While Lululemon is well-established in North America, its international presence is still relatively small. This represents a massive growth opportunity. China and Europe are key markets. I look for data on new store openings and revenue growth in these regions. Successful international expansion could fuel the company’s growth for the next decade, while struggles could lead investors to question its long-term potential.

Secrets to Analyzing Lululemon Stock

Analyzing a stock is more art than science. Over the years, I’ve developed a few core principles that help me cut through the noise. Here are some of the most important ones I apply to LULU.
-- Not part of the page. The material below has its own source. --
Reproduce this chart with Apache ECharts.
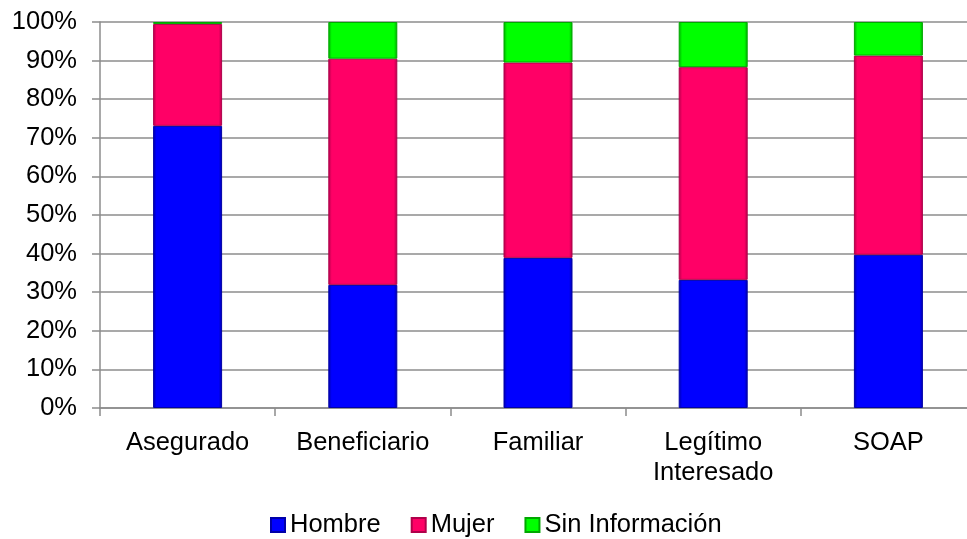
<!DOCTYPE html>
<html><head><meta charset="utf-8">
<script src="https://cdn.jsdelivr.net/npm/echarts@6/dist/echarts.min.js"></script>
<style>html,body{margin:0;padding:0;background:#fff;overflow:hidden;width:967px;height:539px}#c{width:990px;height:539px}</style>
</head><body><div id="c"></div>
<script>
const categories = ['Asegurado', 'Beneficiario', 'Familiar', 'Legítimo\nInteresado', 'SOAP'];
const hombre = [73.1, 31.9, 38.9, 33.2, 39.7];
const mujer = [26.4, 58.6, 50.6, 55.1, 51.6];
const sinInfo = [0.5, 9.5, 10.5, 11.7, 8.7];
const yTicks = [0, 10, 20, 30, 40, 50, 60, 70, 80, 90, 100];

const chart = echarts.init(document.getElementById('c'), null, {renderer: 'canvas'});
const font = 'Liberation Sans, Arial, sans-serif';
function grad(mid, dark) {
  return new echarts.graphic.LinearGradient(0, 0, 1, 0, [
    {offset: 0, color: dark}, {offset: 0.05, color: mid}, {offset: 0.95, color: mid}, {offset: 1, color: dark}
  ]);
}
const mk = (name, data, mid, dark) => ({
  name, type: 'bar', stack: 'total', data, barWidth: 69,
  itemStyle: {color: grad(mid, dark), borderColor: dark, borderWidth: 1},
  emphasis: {disabled: true}
});
chart.setOption({
  animation: false,
  textStyle: {fontFamily: font},
  grid: {left: 100, top: 22, width: 876, height: 386, containLabel: false},
  legend: {
    top: 507, left: 265, itemWidth: 14, itemHeight: 14, itemGap: 30,
    icon: 'rect',
    textStyle: {fontSize: 25.5, color: '#000', fontFamily: font},
    data: ['Hombre', 'Mujer', 'Sin Información']
  },
  xAxis: {
    type: 'category', data: categories,
    axisLine: {lineStyle: {color: '#8c8c8c', width: 1.5}},
    axisTick: {show: true, length: 8, lineStyle: {color: '#8c8c8c', width: 1.5}},
    axisLabel: {fontSize: 25.5, color: '#000', margin: 20, lineHeight: 30, fontFamily: font}
  },
  yAxis: {
    type: 'value', min: 0, max: 100, interval: 10,
    axisLine: {show: true, lineStyle: {color: '#8c8c8c', width: 1.5}},
    axisTick: {show: true, length: 8, lineStyle: {color: '#8c8c8c', width: 1.5}},
    splitLine: {lineStyle: {color: '#8c8c8c', width: 1.5}},
    axisLabel: {fontSize: 25.5, color: '#000', margin: 23, fontFamily: font,
      formatter: v => yTicks.includes(v) ? v + '%' : ''}
  },
  series: [
    mk('Hombre', hombre, '#0000ff', '#0000a8'),
    mk('Mujer', mujer, '#ff0066', '#b0004a'),
    mk('Sin Información', sinInfo, '#00ff00', '#00a800')
  ]
});
</script></body></html>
  1. Listen to the “Scuttlebutt”. Don’t just read analyst reports. Visit the stores. See how busy they are. Are the racks full or are things sold out? Pay attention to what people are saying on social media. This on-the-ground intelligence can often give you a hint about a company’s performance before the official numbers come out.
  2. Don’t Get Spooked by a Single Ingredient. This was a mistake I made early on. I saw a report about rising cotton prices and immediately sold a retail stock, fearing margin compression. I was right about the margins, but I missed the bigger picture: the brand’s popularity was so strong that they were able to raise prices without losing customers. Don’t let one single factor, like a supply chain issue or a new competitor, dictate your entire thesis. Look at the whole recipe.
  3. Understand the Valuation. A great company isn’t always a great stock if you overpay for it. Lululemon often trades at a high “price-to-earnings” (P/E) ratio compared to other retailers. This means investors have high growth expectations built into the price. You have to believe the company can meet or exceed those lofty expectations to justify the premium valuation.
  4. Watch the Inventory Levels. This is a pro-tip for any retail company. In Lululemon’s financial reports, pay close attention to the inventory growth rate versus the sales growth rate. If inventory is growing much faster than sales, it’s a red flag. It could mean the company is having trouble selling its products and may need to resort to markdowns, which would hurt those precious gross margins.

Frequently Asked Questions

Is Lululemon stock overvalued?

Valuation is often in the eye of the beholder. LULU typically trades at a premium P/E ratio because of its strong brand, high margins, and significant growth potential. Whether it’s “overvalued” depends on if you believe it can continue to execute and grow into that high valuation, especially through international and product category expansion.

How important is the men’s category to LULU stock?

It’s critically important. Management has set ambitious goals for the men’s business to be a major growth driver. Strong, consistent performance in this category demonstrates that Lululemon can transcend its original female-focused yoga brand identity, significantly expanding its total addressable market and justifying a higher stock valuation.

Who are Lululemon’s biggest competitors in 2026?

While Nike is the largest overall competitor in athletic apparel, brands like Alo Yoga are a more direct threat for the core female yoga and studio customer. For men, up-and-coming brands like Vuori are capturing significant market share. The competitive landscape is more fragmented and intense than ever before.

What is the biggest risk for Lululemon stock?

The biggest risk is arguably brand erosion. Lululemon’s success is built on a premium image. If quality falters, a fashion trend shifts away from athleisure, or the brand loses its “cool factor” due to increased competition or a PR misstep, it could severely impact its ability to command premium prices, which would harm its entire financial model.